TxDOT purposely “transferred the risk” for the project, Houghton said, rather than invest the $700 million that would have been needed to build the toll road with public funding. He compared the private portion of SH 130 to the Grand Parkway, a publicly financed 180-mile tolled loop around the Houston area aimed at easing traffic in that region. Earlier this year, the state launched a $2.9 billion bond sale to fund the project.
“That’s ours. [SH] 130 is somebody else’s,” Houghton said. “We think the Grand Parkway is a wonderful asset to hold on to. We knew that 130 was tough, and somebody else said, ‘We’ll take that risk.’”

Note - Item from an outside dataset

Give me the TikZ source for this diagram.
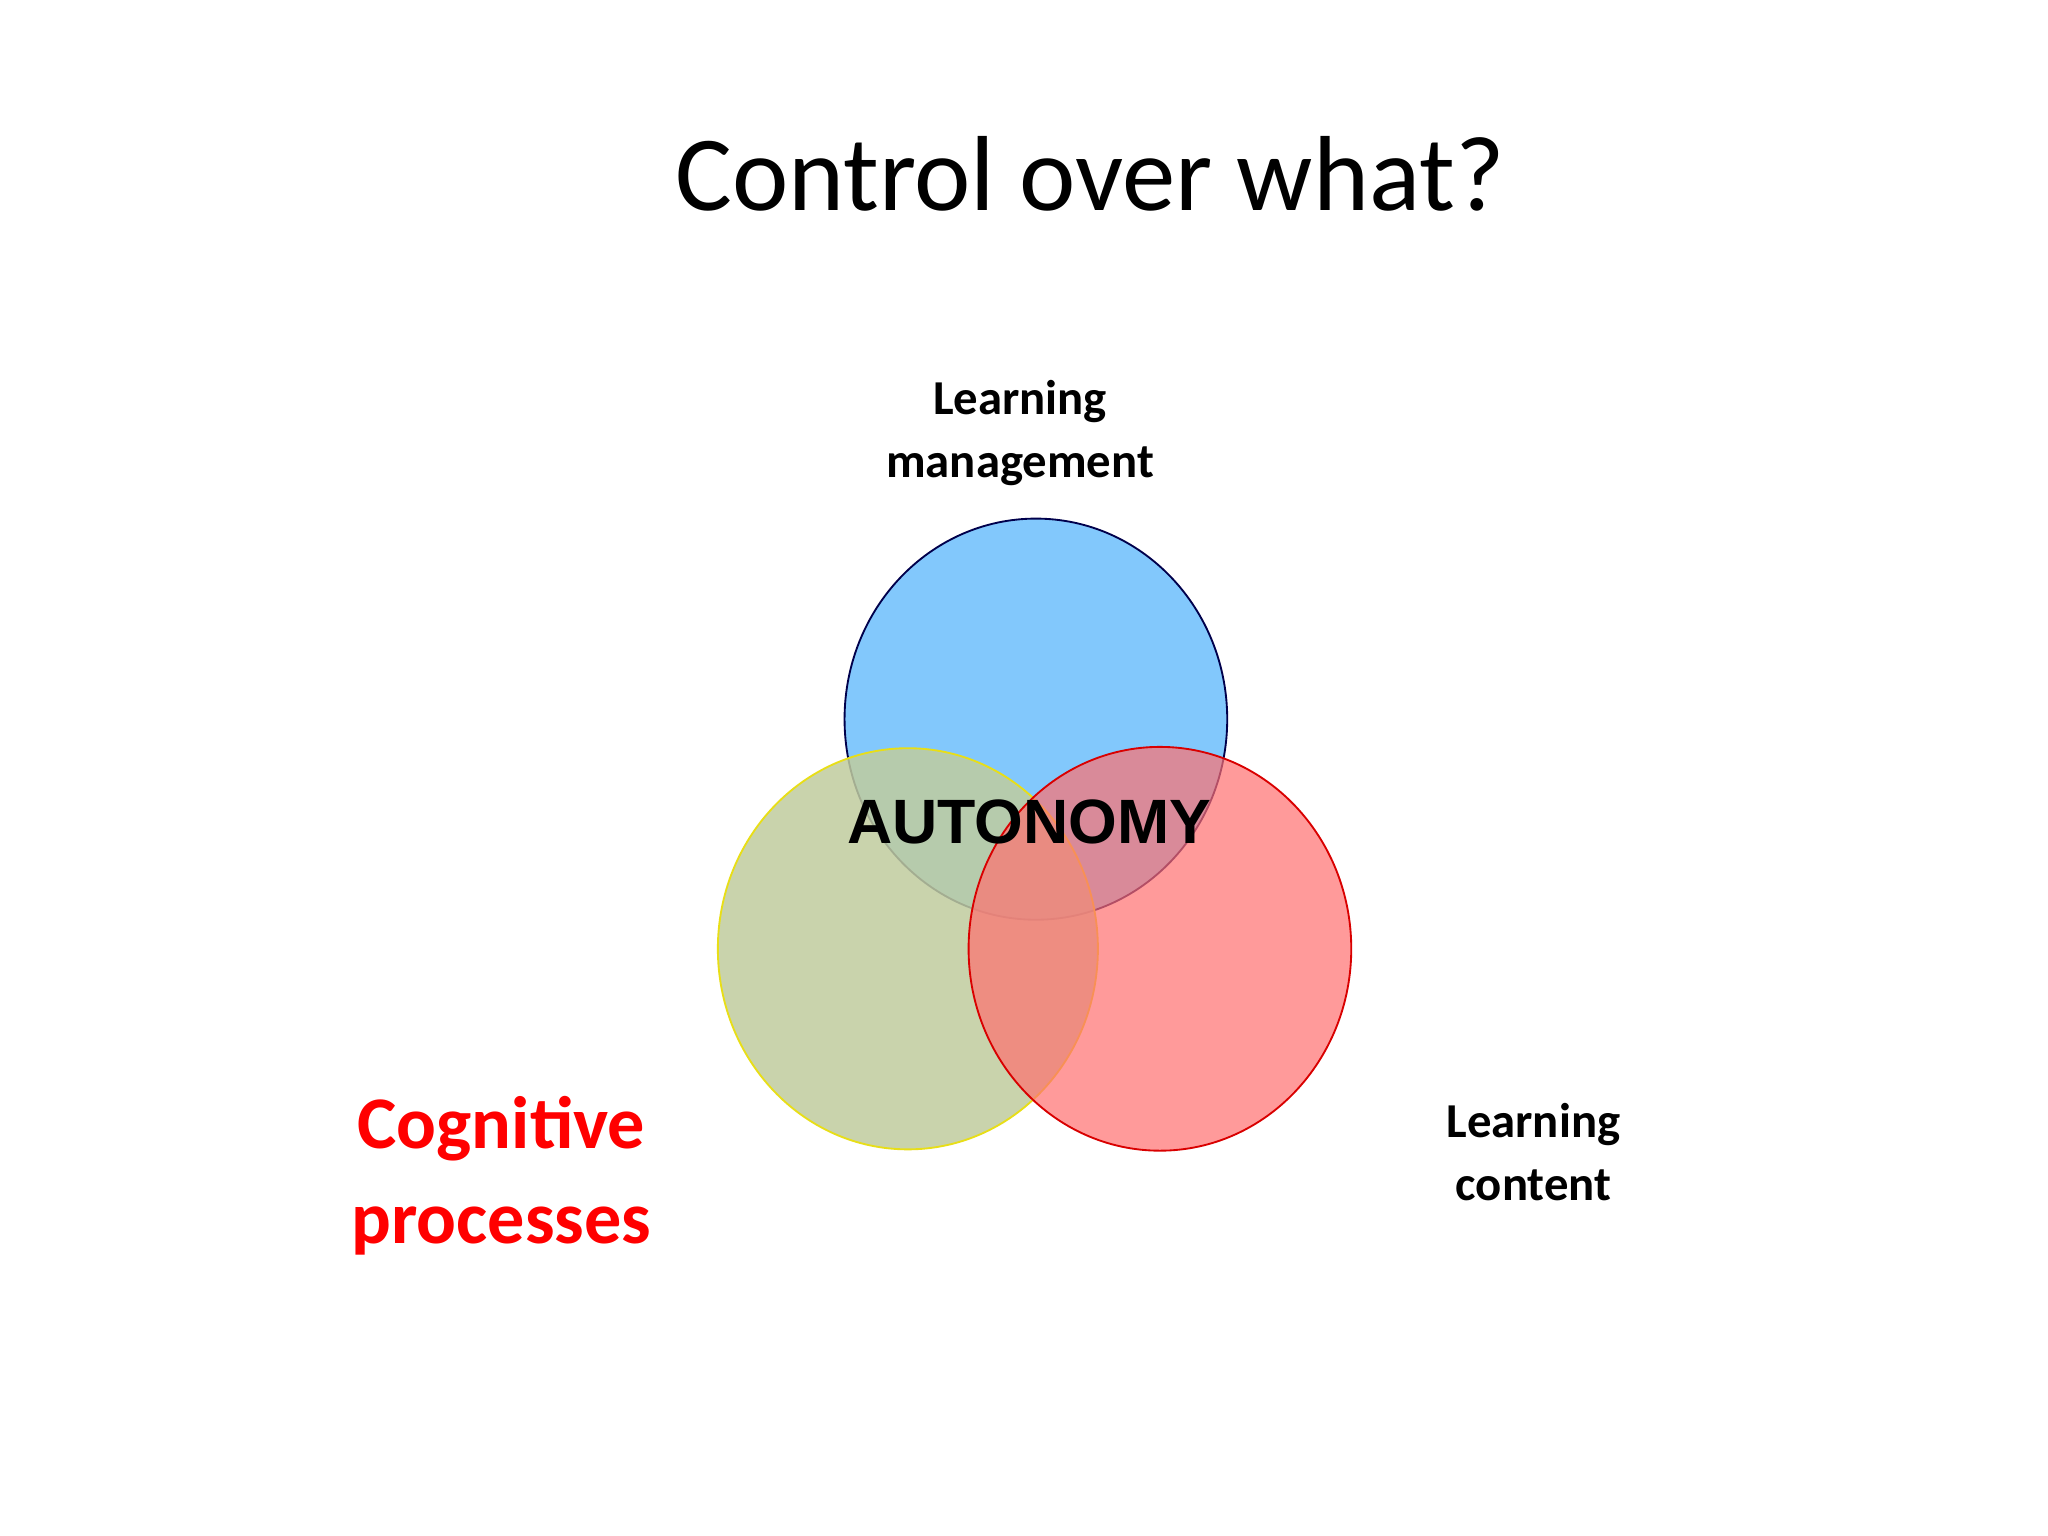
\documentclass[tikz,border=0pt]{standalone}
\usepackage{fontspec}
\setmainfont{Carlito}
\newfontfamily\arialf{Liberation Sans}
\definecolor{cblue}{HTML}{82C8FC}
\definecolor{cgreen}{HTML}{C0CC9E}
\definecolor{cred}{HTML}{FF7070}
\begin{document}
\begin{tikzpicture}[x=0.01cm,y=-0.01cm,
  lbl/.style={align=center,font=\fontsize{10.5pt}{13.5pt}\selectfont\bfseries}]
\useasboundingbox (0,0) rectangle (1552,1164);
\fill[white] (0,0) rectangle (1552,1164);
\node (title) at (826,132) {\fontsize{23pt}{27pt}\selectfont Control over what?};
\node[lbl] (lm) at (773,328) {Learning\\management};
\node[lbl] (lc) at (1162,873) {Learning\\content};
\node[align=center,text=red,font=\fontsize{16pt}{20.5pt}\selectfont\bfseries] (cp) at (380,891) {Cognitive\\processes};
\draw[fill=cblue,draw=black!70!blue] (785,545) ellipse [x radius=145, y radius=152];
\draw[fill=cgreen,fill opacity=0.85,draw=yellow!90!black] (688,719) ellipse [x radius=144, y radius=152];
\draw[fill=cred,fill opacity=0.7,draw=red!85!black] (879,719) ellipse [x radius=145, y radius=153];
\node (auto) at (780,623) {\arialf\bfseries\fontsize{13.5pt}{16pt}\selectfont AUTONOMY};
\end{tikzpicture}
\end{document}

Despite the private funding behind SH 130, TxDOT has invested public resources in promoting the toll road. The agency recently helped pay to put nearly 400 signs along the I-35 corridor promoting SH 130 as an alternative route. TxDOT has also subsidized trucks to use the road at a discounted rate. Lippincott expressed hope that the truck discount could be extended past its current March expiration.
“It’s a good choice for truckers, and anything that gets trucks off I-35 is a benefit to everyone,” Lippincott said.
Houghton suggested that making it easier for drivers to access SH 130 may be what’s needed to draw more traffic to it.
“It’s unfortunate that it’s not performing,” Houghton said. “Hopefully, in the future, it will perform better with maybe some connectors back to Interstate 35 closer to San Antonio.”